It made a big difference for me with occasional trips, I took public transportation to work, but Uber/Lyft meant I could go visit my friends for $10 and 10 minutes instead of $2 and 45 minutes.
I have multiple experiences with Toyota’s driven 200k to 300k miles with just standard repairs. A Corolla costs $20k? $25k?
Let’s say $1k for new tires/brakes/oil changes/filters every 45k miles.
That’s $333 per year for maintenance, and the car lasts 13 to 20 years at 15k miles per year for 200k to 300k miles, so let’s say $2k per year on the high end, $1,200 per year on the low end.
Extremely high liability insurance is $50 a month or less.
Fuel is 10 cents per mile if you assume $3 per gallon and 30 miles per gallon, so $1,500 per year in fuel for 15,000 miles.
$1,500+$50*12+$2k+$333 = $5k per year on the high end.
Excluding insurance and fuel costs, you can push a reliable Toyota/Honda’s costs down to 5 cents per mile or less.
Your maintenance cost seems optimistic to me, and you're also omitting parking and the cost of parking tickets (surprise yay), but besides that, I would say that there's a fairly high cost in terms of time and stress when driving a car.
As someone who doesn't own a car, I don't have to worry about parking tickets, or de-snowing my car, car not starting in winter. I also don't have to worry about finding parking, or parking tickets, dealing with repairs and scammy repairmen, paperwork, my car getting stolen or damaged, etc.
I also don't have to worry about driving drunk. It's pretty freeing to go out with friends and just have a car drop you at the door, and another car pick you back up when you want to go, and never having to worry about parking, when your parking timer might run out, or drunk driving.
And all of this being said, as someone living in a big city, between public transit, bike rentals, walking and ridesharing, the total cost I pay is less than your stated 400/month.
Others have commented on other points, but I'll note "Extremely high liability insurance is $50 a month or less." – the cheapest liability only insurance I can find is $120/month, and I'm 32 & married with a clean driving record. $100–$150/month seems to be the norm, talking to my friends.

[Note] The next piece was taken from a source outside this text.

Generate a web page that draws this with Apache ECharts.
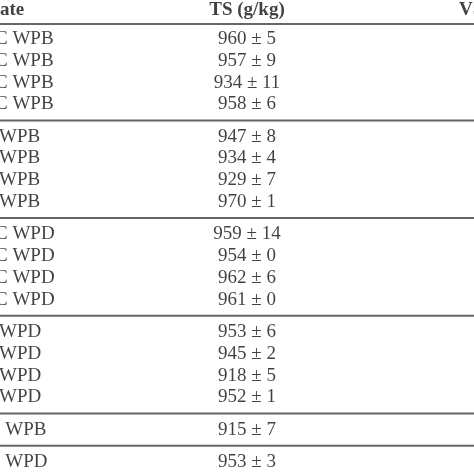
<!DOCTYPE html>
<html><head><meta charset="utf-8">
<script src="https://cdn.jsdelivr.net/npm/echarts@6/dist/echarts.min.js"></script>
<style>html,body{margin:0;padding:0;background:#fff}#c{width:474px;height:474px}</style>
</head><body><div id="c"></div>
<script>
const headers = ['ate', 'TS (g/kg)', 'VS'];
const rowLabels = ['C WPB','C WPB','C WPB','C WPB','WPB','WPB','WPB','WPB','C WPD','C WPD','C WPD','C WPD','WPD','WPD','WPD','WPD','1 WPB','1 WPD'];
const rowGroups = [0,0,0,0,1,1,1,1,2,2,2,2,3,3,3,3,4,5];
const tsMean = [960,957,934,958,947,934,929,970,959,954,962,961,953,945,918,952,915,953];
const tsSd =   [5,9,11,6,8,4,7,1,14,0,6,0,6,2,5,1,7,3];

const FONT = '"Liberation Serif", "DejaVu Serif", serif';
const rowY = i => 39 + i*21.8 + rowGroups[i]*10.5;
const labelOff = [-5,-1,-5,-1,-9,-9];
const lineYs = [24];
rowGroups.forEach((g,i)=>{ if(i<rowGroups.length-1 && rowGroups[i+1]!==g) lineYs.push(rowY(i)+16); });

const chart = echarts.init(document.getElementById('c'));
const labData = rowLabels.map((t,i)=>({value:[0, rowY(i)], name:t, label:{offset:[labelOff[rowGroups[i]],0]}}));
const valData = tsMean.map((m,i)=>({value:[247, rowY(i)], name: m + ' ± ' + tsSd[i]}));
const hdrData = [
  {value:[0,10], name:headers[0], label:{align:'left'}},
  {value:[247,10], name:headers[1], label:{align:'center'}},
  {value:[459,10], name:headers[2], label:{align:'left'}}
];
const lineSeries = lineYs.map(y=>({type:'line',data:[[0,y],[474,y]],symbol:'none',silent:true,
  lineStyle:{color:'#666',width:2},clip:false}));
const txt = {show:true,position:'inside',verticalAlign:'middle',formatter:p=>p.name,fontFamily:FONT,fontSize:19,color:'#111'};
chart.setOption({
  animation:false,
  grid:{left:0,right:0,top:0,bottom:0},
  xAxis:{type:'value',min:0,max:474,show:false},
  yAxis:{type:'value',min:0,max:474,inverse:true,show:false},
  series:[
    {type:'scatter',symbolSize:0,clip:false,data:labData,label:Object.assign({},txt,{align:'left'})},
    {type:'scatter',symbolSize:0,clip:false,data:valData,label:Object.assign({},txt,{align:'center'})},
    {type:'scatter',symbolSize:0,clip:false,data:hdrData,label:Object.assign({},txt,{fontWeight:'bold'})}
  ].concat(lineSeries)
});
</script></body></html>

I should have written "liability only insurance", meaning it protects me from everything except paying for my own vehicle, which I opted not to get since I can afford to replace or repair my vehicle out of pocket. I have $250k/$500k liability insurance incl uninsured and underinsured for ~$40/month from Amica on the west coast right now. I had it for $45/month or so from Geico on the east coast. Both my wife and I have clean driving record for past 15+ years.
I'm also talking about liability only insurance – from some other comments, it seems to vary a lot depending on exactly you're located. I did find much cheaper insurance when I was living in Maryland.
Different sources I find give between $1100 and $1600 as the annual average total auto insurance in the US, with about half of that liability. But there is a lot of regional variation. (state averages seem to vary by a factor greater than 2; and rates vary by ZIP code, not just state, and the range between ZIP codes has to be much greater than that between stats averages.) But, nationally, $120/mo. ($1,440/yr) for liability-only is very high.
AAA does this kind of calculation in more detail and publishes its results regularly for the average cost per mile driven for an average car owner in the US. It's on the order of about a dollar per mile, depending on the kind of car. Average sedan is about half a dollar, so you are still out by a factor of 10. It's obviously going to be higher in certain places too, like in cities, where there are extra and higher costs to car ownership.
Cars can be a great value, an expensive convenience, or a total burden depending on how these numbers actually work out and where you live and what you do. If you feel like a car is necessary, then the math probably makes sense. If you're at all hesitant, then the numbers would have to be very compelling to be at all compelling. Regardless, they only really work out if you actually have it for a very long time. If I wanted to purchase one for a year, and then resell, I'd lose a lot of money to taxes and depreciation, especially if it's new. Likewise, it's a huge liability that you just don't have if you don't have one.